На рубеже двадцатых и тридцатых годов были возведены искусственные препятствия на пути превращения рукописей в книги. Преображение издательского дела в арену идеологической, классовой борьбы отразилось прежде всего на писателях наиболее одаренных, чье многозначное творчество не умещалось в прокрустово ложе «классовых» оценок. Перед «критикой», тенденциозно манипулирующей «революционными» фразами и «контрреволюционными» ярлыками, они были беззащитны. «Нули всегда стремятся быть справа: иначе они ничего не значат», — заметил Кржижановский. И недооценил нулей, — а те верно почувствовали момент, чтобы резко устремиться влево, в десятки раз умаляя значение и смысл всего, что оказывалось правее их…
Будь он откровенно полемичен по отношению к Пролеткульту, как Б. Пильняк, Ю. Слезкин и другие «попутчики», с ним бы спорили, пусть резко, даже грубо, его бы «поправляли», но, скорей всего, печатали. А он искал сомыслия, порождающего не ответы, но все новые тревожные вопросы. Потому что «мыслить — это: расходиться во мнении с самим собой». Когда же ему «для пользы дела» советовали ввести размышления «в правильное русло», он возражал: «Мыслитель не тот, кто верно мыслит, а тот, кто верен мыслям».
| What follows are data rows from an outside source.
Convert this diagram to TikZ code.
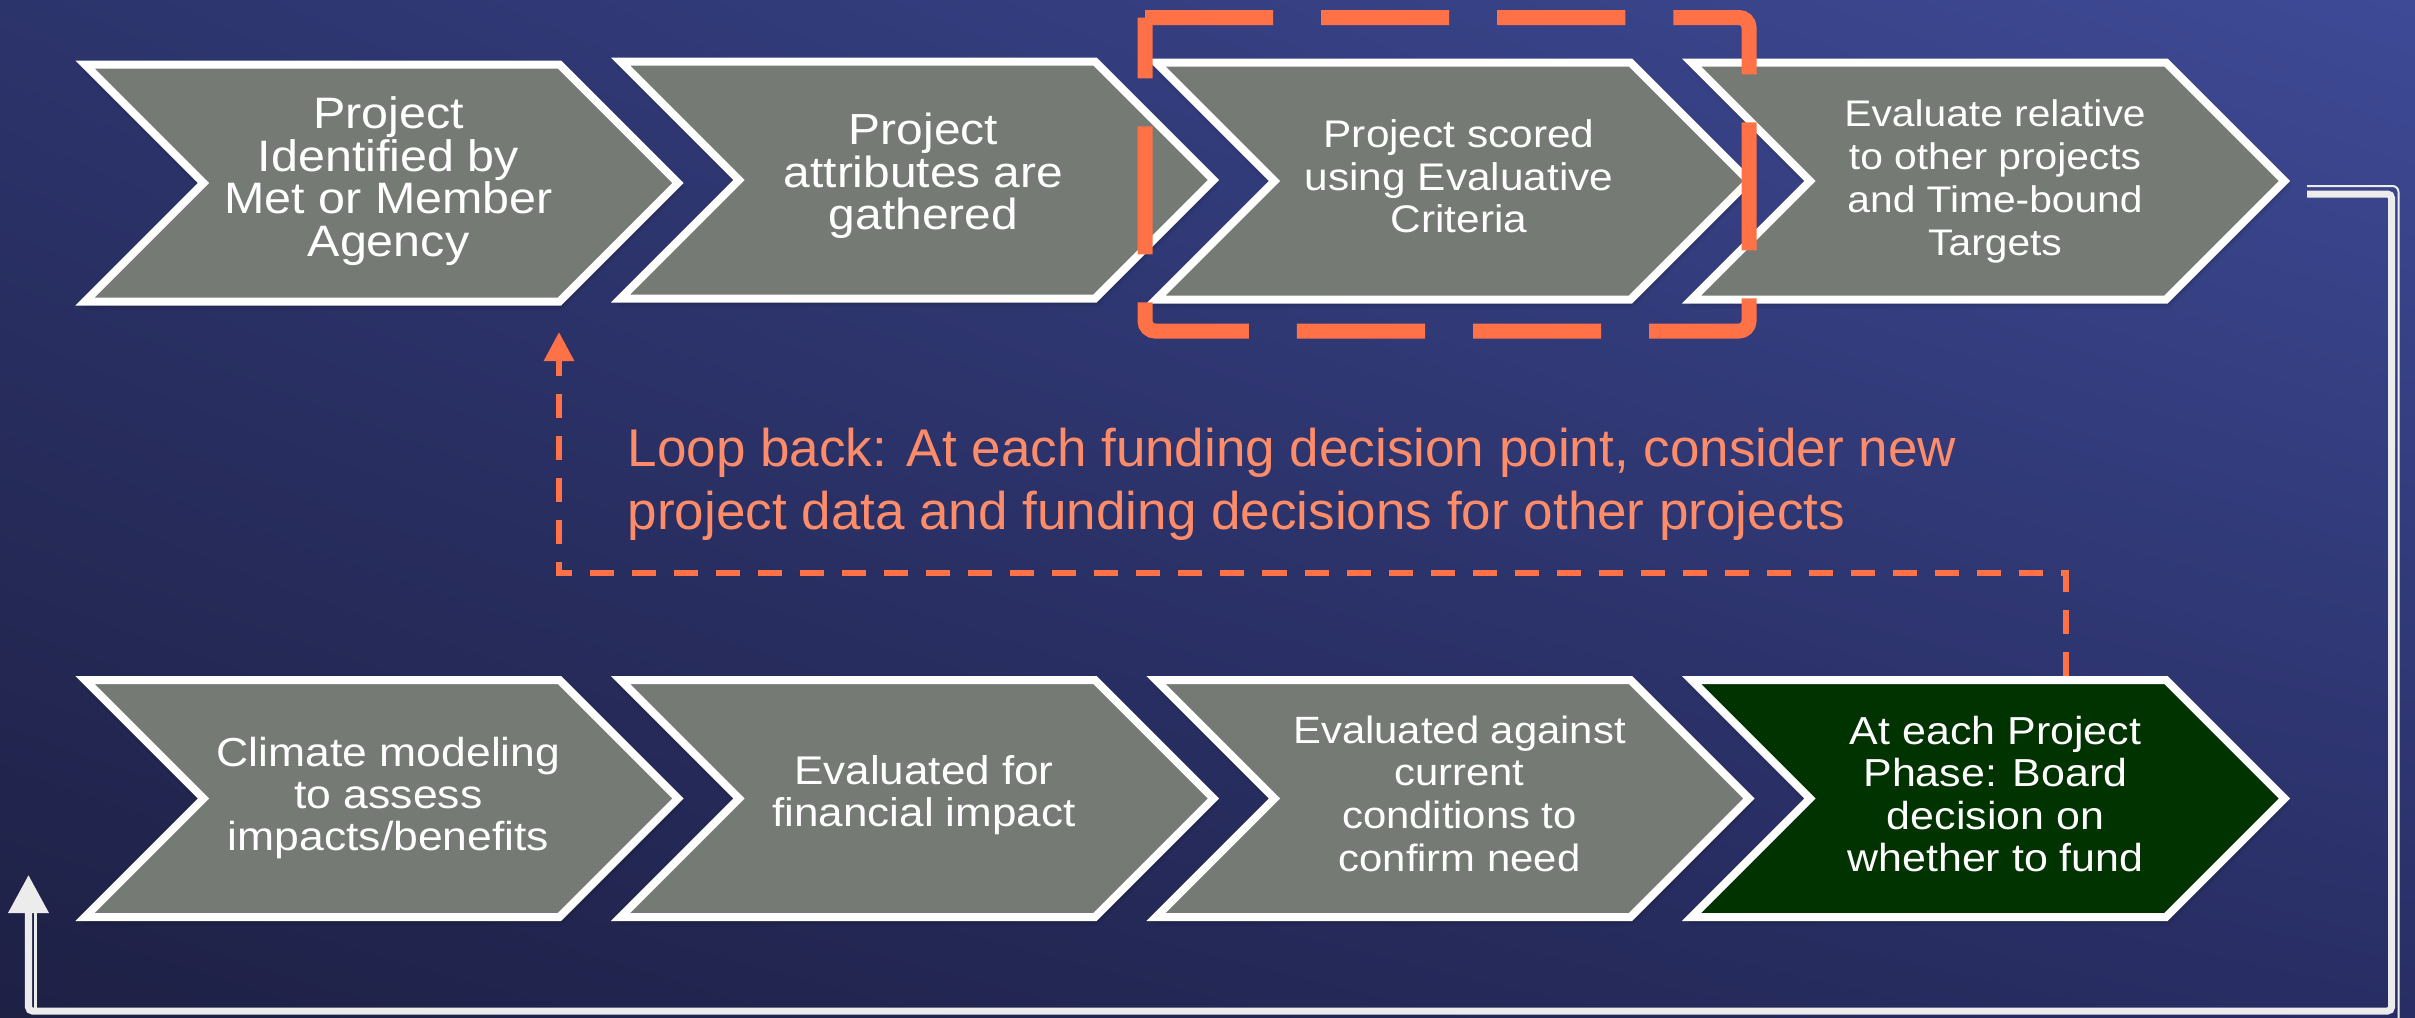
\documentclass[tikz,border=0pt]{standalone}
\usepackage{fontspec}
\setmainfont{Liberation Sans}
\newfontfamily\chevfont[FakeStretch=1.1]{Liberation Sans}
\usetikzlibrary{arrows.meta,shadows.blur,shadings}
\definecolor{bgUL}{RGB}{44,52,108}
\definecolor{bgUR}{RGB}{62,74,150}
\definecolor{bgLL}{RGB}{30,32,68}
\definecolor{bgLR}{RGB}{40,46,100}
\definecolor{chevgray}{RGB}{117,123,116}
\definecolor{chevgreen}{RGB}{0,51,0}
\definecolor{accent}{RGB}{255,114,72}
\definecolor{loopcol}{RGB}{255,140,105}
\definecolor{linecol}{RGB}{236,236,236}
% #1 name, #2 left x (px), #3 centre y (px), #4 fill colour
\newcommand{\mychev}[4]{%
  \draw[chevstroke, fill=#4] (#2,#3-118.5) -- (#2+474.5,#3-118.5) -- (#2+593,#3)
     -- (#2+474.5,#3+118.5) -- (#2,#3+118.5) -- (#2+118.5,#3) -- cycle;
  \coordinate (#1tip) at (#2+593,#3);
  \coordinate (#1top) at (#2+296.5,#3-118.5);
}
\begin{document}
\begin{tikzpicture}[x=0.01cm,y=-0.01cm,
  chevstroke/.style={draw=white, line width=0.08cm, line join=miter,
     blur shadow={shadow xshift=0.01cm, shadow yshift=-0.035cm, shadow blur radius=0.05cm, shadow opacity=45}},
  chevtext/.style={text=white, align=center, inner sep=0pt},
  looptext/.style={text=loopcol, align=left, inner sep=0pt,
     font={\fontsize{15.08pt}{17.93pt}\selectfont}},
  accentbox/.style={draw=accent, line width=0.15cm, rounded corners=0.1cm,
     dash pattern=on 1.28cm off 0.48cm},
  loopline/.style={draw=accent, line width=0.06cm, dash pattern=on 0.24cm off 0.18cm,
     -{Triangle[width=0.29cm,length=0.29cm]}},
  returnline/.style={draw=linecol, line width=0.07cm, rounded corners=0.04cm,
     -{Triangle[width=0.39cm,length=0.38cm]}},
  thinline/.style={draw=linecol, line width=0.02cm, rounded corners=0.06cm}
]
\useasboundingbox (0,0) rectangle (2415,1017);
\shade[upper left=bgUL, upper right=bgUR, lower left=bgLL, lower right=bgLR]
  (0,0) rectangle (2415,1017);

% return connector (white)
\coordinate (w0) at (2307,194);
\coordinate (w1) at (2391.5,194);
\coordinate (w2) at (2391.5,1011);
\coordinate (w3) at (28.5,1011);
\coordinate (wend) at (28.5,875);
\draw[thinline] (2307,186) -- (2398.5,186) -- (2398.5,1020);
\draw[thinline] (35.5,913) -- (35.5,1008);
\draw[returnline] (w0) -- (w1) -- (w2) -- (w3) -- (wend);

% chevrons, top row
\mychev{a}{85}{183}{chevgray}
\mychev{b}{620.5}{180}{chevgray}
\mychev{c}{1156}{181}{chevgray}
\mychev{d}{1691.5}{181}{chevgray}
% chevrons, bottom row
\mychev{e}{85}{798.5}{chevgray}
\mychev{f}{620.5}{798.5}{chevgray}
\mychev{g}{1156}{798.5}{chevgray}
\mychev{h}{1691.5}{798.5}{chevgreen}

% texts
\node[chevtext, font={\chevfont\fontsize{12.52pt}{12.15pt}\selectfont}] (t1) at (388.5,181)
  {Project\\Identified by\\Met or Member\\Agency};
\node[chevtext, font={\chevfont\fontsize{12.38pt}{12.15pt}\selectfont}] (t2) at (923.5,176)
  {Project\\attributes are\\gathered};
\node[chevtext, font={\chevfont\fontsize{10.95pt}{12.1pt}\selectfont}] (t3) at (1459,176.5)
  {Project scored\\using Evaluative\\Criteria};
\node[chevtext, font={\chevfont\fontsize{10.53pt}{12.15pt}\selectfont}] (t4) at (1995,181.5)
  {Evaluate relative\\to other projects\\and Time-bound\\Targets};
\node[chevtext, font={\chevfont\fontsize{11.5pt}{12.0pt}\selectfont}] (t5) at (388.5,798)
  {Climate modeling\\to assess\\impacts/benefits};
\node[chevtext, font={\chevfont\fontsize{11.38pt}{12.15pt}\selectfont}] (t6) at (924,795)
  {Evaluated for\\financial impact};
\node[chevtext, font={\chevfont\fontsize{10.81pt}{12.15pt}\selectfont}] (t7) at (1459.5,793.5)
  {Evaluated against\\current\\conditions to\\confirm need};
\node[chevtext, font={\chevfont\fontsize{11.1pt}{12.0pt}\selectfont}] (t8) at (1995.5,794)
  {At each Project\\Phase: Board\\decision on\\whether to fund};

% orange highlight box
\draw[accentbox] (1145,17.5) -- (1749,17.5) -- (1749,331) -- (1145,331) -- (1145,17.5);

% loop back connector
\coordinate (lstart) at (2066,676);
\coordinate (lc1) at (2066,573);
\coordinate (lc2) at (559,573);
\coordinate (lend) at (559,332);
\draw[loopline] (lstart) -- (lc1) -- (lc2) -- (lend);

\node[looptext, anchor=north west] (loop) at (627,427.8)
  {Loop back: At each funding decision point, consider new\\project data and funding decisions for other projects};
\end{tikzpicture}
\end{document}
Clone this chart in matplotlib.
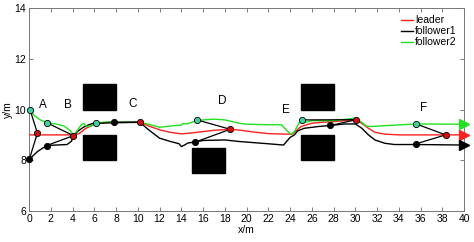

Проходи он, так сказать, по ведомству формалистов, тоже не обошлось бы без ругани, но не в особый ущерб печатанию, по крайней мере, на первых порах. И повод зачислить его по этому «ведомству» был: работал он над формою чрезвычайно тщательно, оттачивал образы, щедро вводил рискованно-непривычные языковые обороты, пристально вслушивался в ритм фразы. Однако все безоговорочно подчинялось главному, выраженному лаконично: «Бог не в стиле, а в правде». Разговоры о бессюжетности в искусстве он считал лишенными всякого смысла: «Мир есть сюжет — несюжетно нельзя создавать». Да еще иронизировал: «Формалисты полагают, что вначале был открыт скрипичный футляр, а уж затем стали придумывать, чем его заполнить».